The question highlights a growing trend in which publishers generate “shadow” versions of key content in simplified formats designed to be more easily processed by AI systems.
More active discussion on this topic happening on X.
This has been the hot topic lately, I’ve been getting pitched by companies who do this https://t.co/rVnbPKUxZj
— Lily Ray 😏 (@lilyraynyc) November 23, 2025
HTML Still the Norm for LLMs
Mueller replied that LLMs have trained on read & parsed normal web pages since the beginning.
I’m not aware of anything in that regard. In my POV, LLMs have trained on – read & parsed – normal web pages since the beginning, it seems a given that they have no problems dealing with HTML. Why would they want to see a page that no user sees? And, if they check for equivalence, why not use HTML?

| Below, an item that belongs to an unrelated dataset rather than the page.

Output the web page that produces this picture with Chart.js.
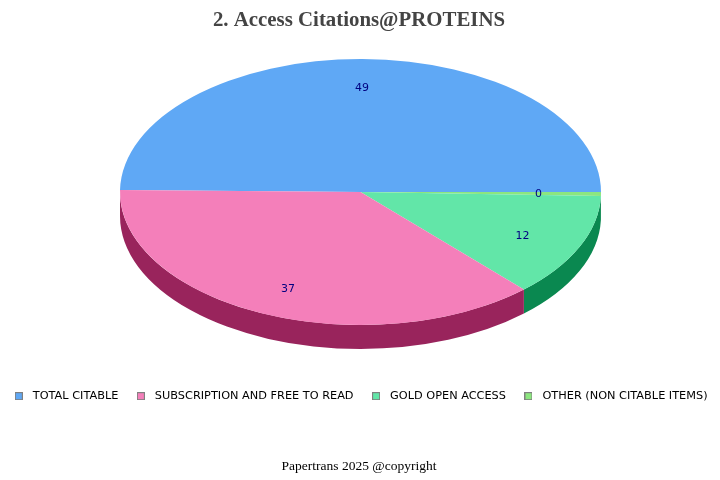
<!DOCTYPE html>
<html>
<head>
<meta charset="utf-8">
<style>html,body{margin:0;padding:0;background:#fff;width:720px;height:480px;overflow:hidden}canvas{display:block;margin-left:-20px}</style>
<script src="https://cdn.jsdelivr.net/npm/chart.js@4"></script>
</head>
<body>
<canvas id="c" width="758" height="480"></canvas>
<script>
const titleText = "2. Access Citations@PROTEINS";
const footerText = "Papertrans 2025 @copyright";
const categories = ["TOTAL CITABLE", "SUBSCRIPTION AND FREE TO READ", "GOLD OPEN ACCESS", "OTHER (NON CITABLE ITEMS)"];
const values = [49, 36.55, 12.45, 0.45];
const topColors = ["#5FA8F5", "#F47FBA", "#62E6A8", "#8CE67F"];
const sideColors = ["#2A6FB5", "#99245C", "#0A8850", "#0A8850"];
const labelColor = "#000080";
const sliceOrder = [0, 3, 2, 1];

const ellipse = {cx: 380.5, cy: 192, rx: 240.5, ry: 133, depth: 24, labelX: 0.74, labelY: 0.79, labelDy: 1};

function marker(color) {
  const m = document.createElement("canvas");
  m.width = 8; m.height = 8;
  const g = m.getContext("2d");
  g.fillStyle = color;
  g.fillRect(0, 0, 8, 8);
  g.strokeStyle = "#808080";
  g.lineWidth = 1;
  g.strokeRect(0.5, 0.5, 7, 7);
  return m;
}

const pie3d = {
  id: "pie3d",
  beforeDatasetsDraw(chart) {
    const ctx = chart.ctx, arcs = chart.getDatasetMeta(0).data, e = ellipse;
    arcs.forEach((a, i) => {
      const a0 = Math.max(a.startAngle, 0), a1 = Math.min(a.endAngle, Math.PI);
      if (a1 <= a0) return;
      ctx.beginPath();
      ctx.ellipse(e.cx, e.cy, e.rx, e.ry, 0, a0, a1, false);
      ctx.ellipse(e.cx, e.cy + e.depth, e.rx, e.ry, 0, a1, a0, true);
      ctx.closePath();
      ctx.fillStyle = sideColors[sliceOrder[i]];
      ctx.fill();
    });
    const r = arcs[0];
    ctx.save();
    ctx.translate(e.cx, e.cy);
    ctx.scale(e.rx / r.outerRadius, e.ry / r.outerRadius);
    ctx.translate(-r.x, -r.y);
  },
  afterDatasetsDraw(chart) {
    const ctx = chart.ctx, arcs = chart.getDatasetMeta(0).data, e = ellipse;
    ctx.restore();
    ctx.save();
    ctx.font = '11px "DejaVu Sans"';
    ctx.fillStyle = labelColor;
    ctx.textAlign = "center";
    ctx.textBaseline = "middle";
    arcs.forEach((a, i) => {
      const m = (a.startAngle + a.endAngle) / 2;
      ctx.fillText(String(Math.round(values[sliceOrder[i]])),
        e.cx + Math.cos(m) * e.rx * e.labelX,
        e.cy + Math.sin(m) * e.ry * e.labelY + e.labelDy);
    });
    ctx.restore();
  }
};

new Chart(document.getElementById("c"), {
  type: "pie",
  data: {
    labels: sliceOrder.map(i => categories[i]),
    datasets: [{
      data: sliceOrder.map(i => values[i]),
      backgroundColor: sliceOrder.map(i => topColors[i]),
      borderWidth: 0
    }]
  },
  options: {
    responsive: false,
    animation: false,
    rotation: -89.14,
    layout: {padding: 0},
    events: [],
    plugins: {
      tooltip: {enabled: false},
      title: {
        display: true, text: titleText, color: "#444444",
        font: {family: '"Liberation Serif"', size: 20.85, weight: "bold"},
        padding: {top: 8, bottom: 10}
      },
      subtitle: {
        display: true, text: footerText, position: "bottom", color: "#000000",
        font: {family: '"Liberation Serif"', size: 13.5, weight: "normal"},
        padding: {top: 47, bottom: 5}
      },
      legend: {
        position: "bottom",
        labels: {
          usePointStyle: true,
          pointStyleWidth: 16.7,
          padding: 14.15,
          color: "#000000",
          font: {family: '"DejaVu Sans"', size: 11.3},
          generateLabels: () => categories.map((t, i) => ({
            text: t, pointStyle: marker(topColors[i]), fillStyle: topColors[i],
            strokeStyle: "#808080", lineWidth: 1, hidden: false, index: i
          }))
        }
      }
    }
  },
  plugins: [pie3d]
});
</script>
</body>
</html>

When Ray pressed further on whether a separate format could “speed up getting key points across to LLMs,” Mueller responded that if file formats truly offered an advantage, the companies operating those models would be the ones to say so.
Mueller added:
“If those creating and running these systems knew they could create better responses from sites with specific file formats, I expect they would be very vocal about that. AI companies aren’t really known for being shy.“
Mueller noted that certain pages might perform better for AI systems than others, but he doesn’t believe that difference is tied to using HTML instead of Markdown:
“That said I can imagine some pages working better for users and some better for AI systems, but I doubt that’s due to the file format, and it’s definitely not generalizable to everything. (Excluding JS which still seems hard for many of these systems).”
Overall, Mueller’s remarks indicate that, from Google’s perspective, there’s no need to build bot-specific Markdown or JSON duplicates of your pages simply to ensure LLMs can interpret them.
Structured Data More Important Than File Format
In the discussion, some pointed out exceptions like OpenAI’s eCommerce product feeds, which rely on defined JSON schemas for clear data ingestion.
Matt Wright highlighted this as an example where structured data matters most because the AI platform requires a specific format.
Wright explains:
“Interestingly, the OpenAI eCommerce product feeds are live: JSON schemas appear to have a key role in AI search already.“
Also, Wright points to a thread on LinkedIn whereas Chris Long observed that:
“Editorial sites using product schemas, tend to get included in ChatGPT citations.”
Practical Guidance for Site Owners
Mueller’s insights underline that the best strategy is to focus on optimizing existing HTML pages by improving page speed, readability, and implementing structured data schemas wherever platforms provide clear specifications.
Creating separate LLM-optimized Markdown or JSON versions is generally unnecessary unless explicitly required for integrations like product feeds.
What This Means for SEO and AI Integration
This dialogue illustrates the rapid pace of AI-driven changes in search technology and how they translate into technical demands on SEO and development teams often in advance of formal documentation.
For now, the takeaway is to maintain clean, well-structured HTML, minimize excessive JavaScript that hinders parsing, and use structured data compliant with platform requirements.
Bottom Line
This approach remains the most reliable path until LLM providers issue more concrete format guidelines.